DEV Community

Ken Deng
Ken Deng

Posted on

Building the Master Timeline: Automating Chronology Creation from Disparate Documents

You've got 1,000 pages of discovery, witness statements that contradict each other, and a motion deadline in 48 hours. Flipping through PDFs to answer "what happened when?" is a luxury you don't have. Here's how to automate chronology creation so you spend time on strategy, not sorting.

The Core Principle: Structured Aggregation Before Automation

The mistake most solo practitioners make is jumping straight to timeline generation. The real power comes from structured aggregation—feeding your AI tool clean, tagged data rather than raw PDFs. When you analyze witness statements first (tagging key assertions, quotes, and inconsistencies by witness name), your AI can build a chronology that surfaces contradictions instead of burying them.

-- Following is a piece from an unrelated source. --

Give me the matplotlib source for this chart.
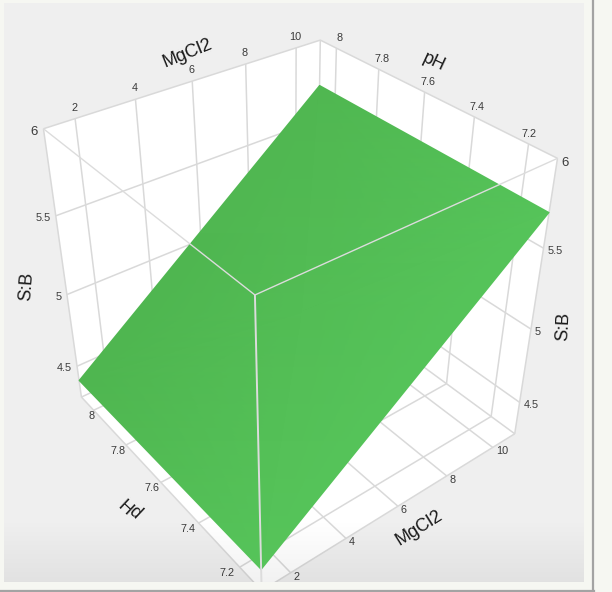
import numpy as np
import matplotlib
matplotlib.use('Agg')
import matplotlib.pyplot as plt
from matplotlib.colors import LinearSegmentedColormap
from matplotlib.patches import Polygon, Rectangle

plt.rcParams['font.family'] = ['Liberation Sans', 'DejaVu Sans']

mgcl2_ticks = [2, 4, 6, 8, 10]
ph_ticks = [7.2, 7.4, 7.6, 7.8, 8]
ph_tick_labels = ['7.2', '7.4', '7.6', '7.8', '8']
sb_ticks = [4.5, 5, 5.5]
sb_tick_labels = ['4.5', '5', '5.5']

mgcl2_range = [1, 11]
ph_range = [7.1, 8.08]
sb_range = [4.27, 6]

# fitted surface at the corners of the MgCl2 / pH box
surface_mgcl2 = [1, 11]
surface_ph = [7.1, 8.08]
surface_sb = [[4.42, 4.395], [5.705, 5.72]]
surface_shade = [[1.0, 0.0], [1.0, 0.1]]

# view of the box, (MgCl2, pH, S:B, 1) -> pixel
camera = np.array([[-2.49322283e+02, 1.21965048e+03, 2.31347798e+02, -1.13231805e+04],
                   [6.23273389e+01, 8.03663625e+02, 1.49264264e+03, -1.64886573e+04],
                   [-1.22579410e-01, -1.63849237e+00, 7.95707952e-01, 1.00000000e+00]])


def project(m, p, s):
    h = camera @ np.array([m, p, s, np.ones_like(np.asarray(m, dtype=float))], dtype=float)
    return h[0] / h[2], h[1] / h[2]


fig = plt.figure(figsize=(6.12, 5.92), dpi=100, facecolor='#f6f7f2')
ax = fig.add_axes([0, 0, 1, 1])
ax.axis('off')

panel = Rectangle((4, 3), 580, 579, facecolor='#efefef', edgecolor='none', zorder=0)
ax.add_patch(panel)
ax.plot([593, 593], [0, 592], color='#a3a3a3', lw=1.6, zorder=0)
ax.plot([0, 594], [591, 591], color='#a3a3a3', lw=1.6, zorder=0)

m0, m1 = mgcl2_range
p0, p1 = ph_range
s0, s1 = sb_range
GRID = '#d9d9d9'


def line3(m, p, s, color=GRID, lw=1.1, zorder=2):
    x, y = project(np.array(m, dtype=float), np.array(p, dtype=float), np.array(s, dtype=float))
    line, = ax.plot(x, y, color=color, lw=lw, zorder=zorder, solid_capstyle='butt')
    line.set_clip_path(panel)


def face(m, p, s):
    x, y = project(np.array(m, dtype=float), np.array(p, dtype=float), np.array(s, dtype=float))
    patch = Polygon(np.column_stack([x, y]), facecolor='white', edgecolor='none', zorder=1)
    ax.add_patch(patch)
    patch.set_clip_path(panel)


face([m0, m1, m1, m0], [p1, p1, p1, p1], [s0, s0, s1, s1])
face([m1, m1, m1, m1], [p0, p1, p1, p0], [s0, s0, s1, s1])
face([m0, m1, m1, m0], [p0, p0, p1, p1], [s0, s0, s0, s0])

for m in mgcl2_ticks:
    line3([m, m], [p1, p1], [s0, s1])
    line3([m, m], [p0, p1], [s0, s0])
for p in ph_ticks:
    line3([m1, m1], [p, p], [s0, s1])
    line3([m0, m1], [p, p], [s0, s0])
for s in sb_ticks:
    line3([m0, m1], [p1, p1], [s, s])
    line3([m1, m1], [p0, p1], [s, s])

# back edges and floor edges
line3([m0, m1, m1], [p1, p1, p0], [s1, s1, s1])
line3([m0, m0], [p1, p1], [s0, s1])
line3([m1, m1], [p0, p0], [s0, s1])
line3([m1, m1], [p1, p1], [s0, s1])
line3([m0, m0, m1], [p1, p0, p0], [s0, s0, s0])
line3([m0, m1, m1], [p1, p1, p0], [s0, s0, s0])

# grey fade along the bottom of the panel
fade = np.zeros((64, 2, 4))
fade[:, :, 3] = np.linspace(0, 0.055, 64)[:, None]
ax.imshow(fade, extent=[4, 584, 582, 518], aspect='auto', zorder=3, interpolation='bilinear')

# the surface
mm, pp = np.meshgrid(surface_mgcl2, surface_ph, indexing='ij')
sx, sy = project(mm.ravel(), pp.ravel(), np.array(surface_sb).ravel())
green = LinearSegmentedColormap.from_list('green', ['#4fb650', '#56c45a'])
ax.pcolormesh(sx.reshape(2, 2), sy.reshape(2, 2), np.array(surface_shade), cmap=green,
              shading='gouraud', vmin=0, vmax=1, zorder=4)

# front edges stay on top of the surface
line3([m0, m0, m1], [p1, p0, p0], [s1, s1, s1], color='#dcdcdc', lw=1.0, zorder=5)
line3([m0, m0], [p0, p0], [s0, s1], color='#dcdcdc', lw=1.4, zorder=5)


def tick_label(m, p, s, text, dx, dy, ha='center', size=7.8):
    x, y = project(np.array(float(m)), np.array(float(p)), np.array(float(s)))
    ax.text(x + dx, y + dy, text, ha=ha, va='center', fontsize=size, color='#3a3a3a', zorder=6)


ph_label_dx = [-5, -3, -1, 0, 1]
ph_top_dx = [0, 3, 3, 3, 3]
for m in mgcl2_ticks:
    tick_label(m, p1, s1, str(m), -1, -11)
    tick_label(m, p0, s0, str(m), 3, 4, ha='left')
for p, t, dx, dx_top in zip(ph_ticks, ph_tick_labels, ph_label_dx, ph_top_dx):
    tick_label(m1, p, s1, t, dx_top, -10)
    tick_label(m0, p, s0, t, dx, 6, ha='right')
for s, t in zip(sb_ticks, sb_tick_labels):
    tick_label(m0, p1, s, t, -5, 2, ha='right')
    tick_label(m1, p0, s, t, 4, 3, ha='left')
tick_label(m0, p1, s1, '6', -6, 3, ha='right', size=9.5)
tick_label(m1, p0, s1, '6', 4, 5, ha='left', size=9.5)

title_kw = dict(ha='center', va='center', fontsize=13, color='#1a1a1a', zorder=6, rotation_mode='anchor')
ax.text(187, 53, 'MgCl2', rotation=22, **title_kw)
ax.text(434, 62, 'pH', rotation=-25, **title_kw)
ax.text(27, 286, 'S:B', rotation=86, **title_kw)
ax.text(563, 326, 'S:B', rotation=87, **title_kw)
ax.text(131, 505, 'pH', rotation=137, **title_kw)
ax.text(419, 528, 'MgCl2', rotation=32, **title_kw)

ax.set_xlim(0, 612)
ax.set_ylim(592, 0)
fig.savefig('out.png', dpi=100, facecolor=fig.get_facecolor())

Think of it as building a database of facts, not a document dump. Your AI becomes a pattern-matching engine, not a glorified search bar.

The Tool That Changes Everything

Use a chronology-specific AI agent (like Casechron or a custom GPT configured for legal timelines) that ingests your pre-tagged outputs. Its purpose: to read every witness statement, police report, and evidence log you've already analyzed, then output a single, hyperlinked timeline sorted by date and time.

Mini-Scenario in Action

You've tagged Witness A's statement saying "defendant arrived at 9:00 PM" and Witness B's statement saying "defendant arrived at 8:30 PM." Your AI agent flags this 30-minute discrepancy, links each entry to its source document and page, and surfaces it as a credibility issue for cross-examination—all before you've finished your coffee.

Implementation in Three High-Level Steps

Step 1: Aggregate and Tag Your AI-Processed Outputs
Gather all your processed police reports, witness statements, and evidence logs. Ensure each piece is tagged with witness name, key assertions, and identified inconsistencies. This is your raw material—don't skip it.

Step 2: Define Scope and Deploy the Chronology Agent
Decide what your timeline covers (e.g., "the 72 hours before the arrest") and which legal issues matter (suppression, Brady material, witness credibility). Then craft and run a detailed AI prompt using your template to generate the draft chronology.

Step 3: Human Review, Hyperlink, and Maintain
Review the draft for gaps and biases. Hyperlink every entry to its source document and page. Then establish a process to update the timeline automatically with each new discovery disclosure—save a new version each time, noting the date and what was integrated.

Key Takeaways

  • Automate the aggregation, not the analysis. Your brain is for strategy; the AI is for sorting.
  • Hyperlink every timeline entry to its source—this turns your chronology into a living, citable document.
  • Version control is non-negotiable. Save each major update with a date stamp and a note on what discovery was added.
  • The real value isn't speed—it's surfacing inconsistencies and Brady material that you'd miss flipping through PDFs.

Stop building timelines by hand. Build a system that builds them for you.